◆ **Work to complete**:
Extract the run of lines that starts at the top of the records below and ends at the line with "import plotly.graph_objects as go", keeping both ends and excluding pictures.

_ _ _ _ _ _ _

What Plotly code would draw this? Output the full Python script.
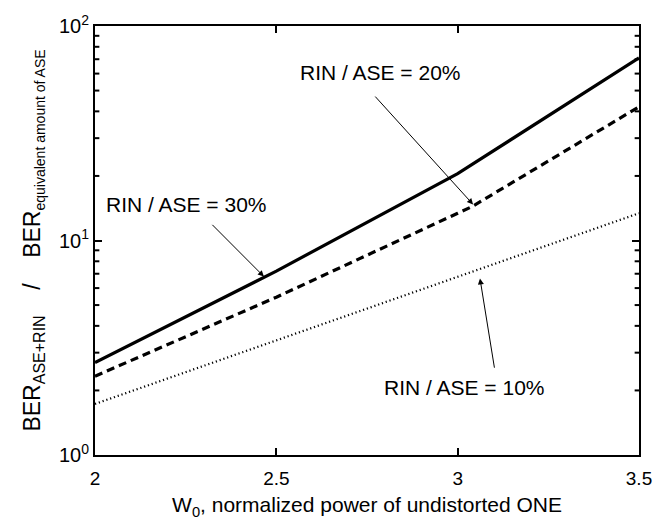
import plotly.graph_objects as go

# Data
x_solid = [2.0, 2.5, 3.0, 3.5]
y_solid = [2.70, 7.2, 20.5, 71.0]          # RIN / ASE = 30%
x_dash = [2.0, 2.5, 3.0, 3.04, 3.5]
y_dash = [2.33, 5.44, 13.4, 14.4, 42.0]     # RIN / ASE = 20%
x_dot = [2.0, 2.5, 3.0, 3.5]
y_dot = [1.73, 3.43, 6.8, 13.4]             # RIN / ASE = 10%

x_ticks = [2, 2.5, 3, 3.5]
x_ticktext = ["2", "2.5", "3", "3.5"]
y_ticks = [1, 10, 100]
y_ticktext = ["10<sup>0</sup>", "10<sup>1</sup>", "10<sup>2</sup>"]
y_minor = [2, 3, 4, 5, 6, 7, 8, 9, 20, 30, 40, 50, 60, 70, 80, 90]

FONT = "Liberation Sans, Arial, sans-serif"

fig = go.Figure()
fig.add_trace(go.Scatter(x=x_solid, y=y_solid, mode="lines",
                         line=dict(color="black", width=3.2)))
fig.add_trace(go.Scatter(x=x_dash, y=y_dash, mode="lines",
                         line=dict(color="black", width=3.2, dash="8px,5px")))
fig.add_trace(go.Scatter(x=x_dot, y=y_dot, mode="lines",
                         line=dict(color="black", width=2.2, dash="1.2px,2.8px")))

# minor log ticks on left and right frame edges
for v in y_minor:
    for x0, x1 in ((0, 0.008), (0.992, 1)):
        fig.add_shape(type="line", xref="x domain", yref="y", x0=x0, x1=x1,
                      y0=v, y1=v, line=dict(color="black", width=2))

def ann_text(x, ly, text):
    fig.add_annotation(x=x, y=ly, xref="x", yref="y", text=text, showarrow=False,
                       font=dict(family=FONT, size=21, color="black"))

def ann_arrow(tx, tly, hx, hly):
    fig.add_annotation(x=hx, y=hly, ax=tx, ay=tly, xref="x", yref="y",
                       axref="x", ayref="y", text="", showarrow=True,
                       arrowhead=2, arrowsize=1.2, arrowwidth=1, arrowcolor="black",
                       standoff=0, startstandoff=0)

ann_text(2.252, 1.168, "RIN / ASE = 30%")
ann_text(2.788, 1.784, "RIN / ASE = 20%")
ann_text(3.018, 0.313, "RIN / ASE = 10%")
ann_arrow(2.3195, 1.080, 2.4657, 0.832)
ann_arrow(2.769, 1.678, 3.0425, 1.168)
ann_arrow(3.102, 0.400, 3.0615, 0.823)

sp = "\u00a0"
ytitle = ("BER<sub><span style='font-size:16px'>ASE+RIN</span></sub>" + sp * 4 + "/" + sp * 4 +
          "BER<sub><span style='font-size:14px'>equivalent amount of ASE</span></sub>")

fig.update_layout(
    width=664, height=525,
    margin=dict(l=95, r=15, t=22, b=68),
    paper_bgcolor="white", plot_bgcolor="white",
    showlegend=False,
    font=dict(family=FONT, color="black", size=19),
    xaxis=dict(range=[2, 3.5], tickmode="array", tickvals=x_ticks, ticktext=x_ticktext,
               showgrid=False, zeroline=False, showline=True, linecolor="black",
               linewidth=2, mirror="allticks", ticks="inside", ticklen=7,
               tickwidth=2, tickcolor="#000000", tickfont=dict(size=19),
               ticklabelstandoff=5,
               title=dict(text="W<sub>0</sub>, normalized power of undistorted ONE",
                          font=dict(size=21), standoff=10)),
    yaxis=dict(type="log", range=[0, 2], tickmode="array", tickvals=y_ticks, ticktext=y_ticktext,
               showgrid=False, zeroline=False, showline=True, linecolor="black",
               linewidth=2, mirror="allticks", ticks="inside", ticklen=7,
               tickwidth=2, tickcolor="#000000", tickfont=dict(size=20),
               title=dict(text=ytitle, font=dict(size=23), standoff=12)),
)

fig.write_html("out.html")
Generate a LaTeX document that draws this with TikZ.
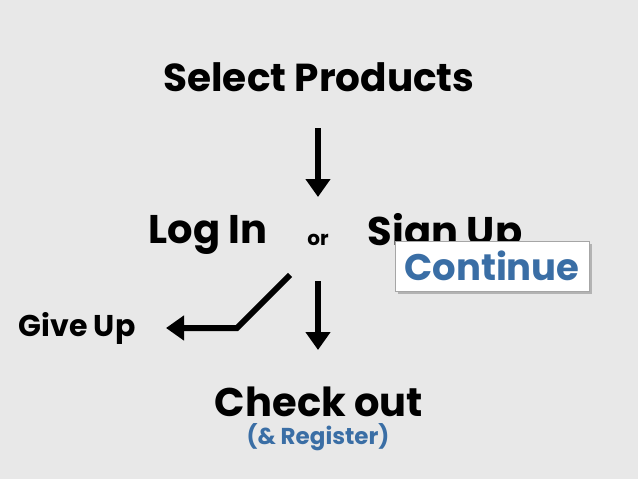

_ _ _ _ _ _ _

◆ **Problem solution**:
What Plotly code would draw this? Output the full Python script.
import plotly.graph_objects as go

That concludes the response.